Problem to work on
Report every line from the material that contains the word "this".

Provided entries

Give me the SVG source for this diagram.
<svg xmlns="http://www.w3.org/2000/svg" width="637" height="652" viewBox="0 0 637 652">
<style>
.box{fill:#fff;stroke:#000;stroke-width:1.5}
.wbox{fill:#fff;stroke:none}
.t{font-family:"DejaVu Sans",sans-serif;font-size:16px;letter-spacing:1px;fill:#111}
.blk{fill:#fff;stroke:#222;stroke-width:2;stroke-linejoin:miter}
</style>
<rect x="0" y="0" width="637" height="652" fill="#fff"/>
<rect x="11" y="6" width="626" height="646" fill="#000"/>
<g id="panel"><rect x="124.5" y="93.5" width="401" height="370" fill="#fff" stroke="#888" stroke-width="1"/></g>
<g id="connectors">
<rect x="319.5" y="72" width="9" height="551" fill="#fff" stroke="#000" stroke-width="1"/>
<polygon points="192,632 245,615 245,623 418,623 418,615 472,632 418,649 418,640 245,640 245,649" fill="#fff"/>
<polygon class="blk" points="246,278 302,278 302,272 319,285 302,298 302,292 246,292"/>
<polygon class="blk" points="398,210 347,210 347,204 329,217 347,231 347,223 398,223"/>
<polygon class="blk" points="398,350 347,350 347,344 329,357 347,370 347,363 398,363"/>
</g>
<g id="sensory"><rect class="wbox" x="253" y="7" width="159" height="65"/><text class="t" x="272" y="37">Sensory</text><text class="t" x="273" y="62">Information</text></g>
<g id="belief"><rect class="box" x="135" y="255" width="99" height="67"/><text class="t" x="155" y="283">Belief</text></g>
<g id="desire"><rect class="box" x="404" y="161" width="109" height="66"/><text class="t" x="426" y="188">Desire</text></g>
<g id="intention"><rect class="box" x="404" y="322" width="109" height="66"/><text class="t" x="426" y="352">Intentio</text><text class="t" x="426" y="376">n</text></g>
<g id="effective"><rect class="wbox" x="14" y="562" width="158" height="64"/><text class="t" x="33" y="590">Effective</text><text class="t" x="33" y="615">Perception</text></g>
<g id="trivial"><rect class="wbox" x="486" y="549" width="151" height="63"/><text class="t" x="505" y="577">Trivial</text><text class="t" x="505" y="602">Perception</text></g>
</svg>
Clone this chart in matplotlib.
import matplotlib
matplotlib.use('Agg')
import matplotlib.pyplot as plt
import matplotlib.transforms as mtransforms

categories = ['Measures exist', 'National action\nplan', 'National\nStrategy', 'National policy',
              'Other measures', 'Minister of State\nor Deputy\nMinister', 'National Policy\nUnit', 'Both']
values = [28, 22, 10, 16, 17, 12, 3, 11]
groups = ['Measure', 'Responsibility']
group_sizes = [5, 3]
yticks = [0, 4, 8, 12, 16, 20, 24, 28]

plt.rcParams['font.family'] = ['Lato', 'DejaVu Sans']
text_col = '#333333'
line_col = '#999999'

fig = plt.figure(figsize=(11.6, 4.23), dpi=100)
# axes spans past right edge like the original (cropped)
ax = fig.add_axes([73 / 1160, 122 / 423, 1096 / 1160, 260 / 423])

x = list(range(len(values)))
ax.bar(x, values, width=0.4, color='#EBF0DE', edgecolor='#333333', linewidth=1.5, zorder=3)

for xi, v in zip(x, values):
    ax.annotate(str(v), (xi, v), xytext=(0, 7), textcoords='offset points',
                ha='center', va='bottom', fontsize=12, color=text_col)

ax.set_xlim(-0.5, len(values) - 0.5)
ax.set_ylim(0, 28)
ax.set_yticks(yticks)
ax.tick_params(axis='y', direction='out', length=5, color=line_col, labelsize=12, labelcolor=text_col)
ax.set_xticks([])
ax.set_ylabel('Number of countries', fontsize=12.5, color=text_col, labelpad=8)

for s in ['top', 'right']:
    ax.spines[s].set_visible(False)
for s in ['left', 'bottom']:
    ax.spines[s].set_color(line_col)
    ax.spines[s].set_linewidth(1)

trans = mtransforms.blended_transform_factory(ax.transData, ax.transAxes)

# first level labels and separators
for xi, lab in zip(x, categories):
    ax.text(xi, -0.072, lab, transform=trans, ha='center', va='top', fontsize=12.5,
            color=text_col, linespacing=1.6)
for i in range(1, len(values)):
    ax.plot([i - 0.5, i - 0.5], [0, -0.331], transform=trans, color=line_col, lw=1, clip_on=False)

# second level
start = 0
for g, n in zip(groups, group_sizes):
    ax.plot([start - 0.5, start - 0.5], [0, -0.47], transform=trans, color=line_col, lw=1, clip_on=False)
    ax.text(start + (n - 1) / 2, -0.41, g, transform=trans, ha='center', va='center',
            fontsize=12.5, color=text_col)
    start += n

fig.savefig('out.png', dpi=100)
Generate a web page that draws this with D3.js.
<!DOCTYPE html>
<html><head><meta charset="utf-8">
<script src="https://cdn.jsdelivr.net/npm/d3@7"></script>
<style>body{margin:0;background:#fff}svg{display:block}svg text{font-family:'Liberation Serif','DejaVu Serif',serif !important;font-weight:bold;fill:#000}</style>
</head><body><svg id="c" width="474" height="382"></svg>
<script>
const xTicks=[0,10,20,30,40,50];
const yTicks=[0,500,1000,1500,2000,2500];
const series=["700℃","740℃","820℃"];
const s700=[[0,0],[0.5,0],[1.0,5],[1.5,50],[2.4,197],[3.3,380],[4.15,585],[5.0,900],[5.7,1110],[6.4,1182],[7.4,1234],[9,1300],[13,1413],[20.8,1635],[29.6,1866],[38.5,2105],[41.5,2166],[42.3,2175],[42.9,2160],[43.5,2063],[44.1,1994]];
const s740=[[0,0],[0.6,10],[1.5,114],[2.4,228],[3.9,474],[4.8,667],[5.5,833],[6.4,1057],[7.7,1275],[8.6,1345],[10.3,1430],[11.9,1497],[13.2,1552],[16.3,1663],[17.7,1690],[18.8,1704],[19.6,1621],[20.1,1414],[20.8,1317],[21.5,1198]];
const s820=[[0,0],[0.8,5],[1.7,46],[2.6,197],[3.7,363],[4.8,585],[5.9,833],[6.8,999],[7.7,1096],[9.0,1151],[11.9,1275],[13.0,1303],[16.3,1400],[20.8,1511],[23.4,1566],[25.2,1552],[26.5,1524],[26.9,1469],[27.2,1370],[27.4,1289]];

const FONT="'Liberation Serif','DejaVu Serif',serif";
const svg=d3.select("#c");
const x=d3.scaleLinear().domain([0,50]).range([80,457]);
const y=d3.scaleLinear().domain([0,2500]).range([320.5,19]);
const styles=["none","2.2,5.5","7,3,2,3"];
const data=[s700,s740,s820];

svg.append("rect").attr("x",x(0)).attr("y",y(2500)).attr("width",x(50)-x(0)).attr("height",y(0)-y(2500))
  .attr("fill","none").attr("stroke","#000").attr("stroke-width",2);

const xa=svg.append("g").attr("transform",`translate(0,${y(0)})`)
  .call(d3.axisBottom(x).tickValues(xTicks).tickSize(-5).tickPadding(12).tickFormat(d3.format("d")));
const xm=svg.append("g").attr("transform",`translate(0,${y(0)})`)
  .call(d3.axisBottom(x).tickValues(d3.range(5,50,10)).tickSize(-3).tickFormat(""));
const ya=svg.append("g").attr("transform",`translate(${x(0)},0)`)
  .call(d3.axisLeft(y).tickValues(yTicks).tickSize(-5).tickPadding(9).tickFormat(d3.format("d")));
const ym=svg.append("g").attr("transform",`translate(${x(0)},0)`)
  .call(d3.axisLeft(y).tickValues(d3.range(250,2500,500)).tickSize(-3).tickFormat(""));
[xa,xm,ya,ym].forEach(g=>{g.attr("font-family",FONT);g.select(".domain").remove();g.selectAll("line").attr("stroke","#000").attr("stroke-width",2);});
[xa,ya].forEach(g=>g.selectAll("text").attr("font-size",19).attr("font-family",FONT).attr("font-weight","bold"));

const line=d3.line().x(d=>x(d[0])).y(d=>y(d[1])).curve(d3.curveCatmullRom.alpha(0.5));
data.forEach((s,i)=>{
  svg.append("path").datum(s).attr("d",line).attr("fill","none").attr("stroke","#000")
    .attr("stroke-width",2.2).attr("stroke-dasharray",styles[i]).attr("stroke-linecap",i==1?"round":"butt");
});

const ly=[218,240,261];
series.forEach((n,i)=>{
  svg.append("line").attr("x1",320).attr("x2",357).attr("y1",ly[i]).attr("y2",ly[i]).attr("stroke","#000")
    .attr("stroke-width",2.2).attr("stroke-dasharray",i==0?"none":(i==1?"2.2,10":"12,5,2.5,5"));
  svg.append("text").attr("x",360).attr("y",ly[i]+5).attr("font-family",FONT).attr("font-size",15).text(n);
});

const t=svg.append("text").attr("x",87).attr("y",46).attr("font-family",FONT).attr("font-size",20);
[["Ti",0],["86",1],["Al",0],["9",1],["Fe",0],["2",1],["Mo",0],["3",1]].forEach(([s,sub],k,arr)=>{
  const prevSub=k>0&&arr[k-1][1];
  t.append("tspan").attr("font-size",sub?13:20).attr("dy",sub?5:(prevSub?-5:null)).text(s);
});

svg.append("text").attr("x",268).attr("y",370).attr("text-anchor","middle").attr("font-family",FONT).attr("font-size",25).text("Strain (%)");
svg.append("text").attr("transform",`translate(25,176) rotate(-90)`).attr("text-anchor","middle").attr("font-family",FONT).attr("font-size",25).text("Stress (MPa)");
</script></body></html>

Full output
Give me the SVG source for this diagram.
Clone this chart in matplotlib.
Generate a web page that draws this with D3.js.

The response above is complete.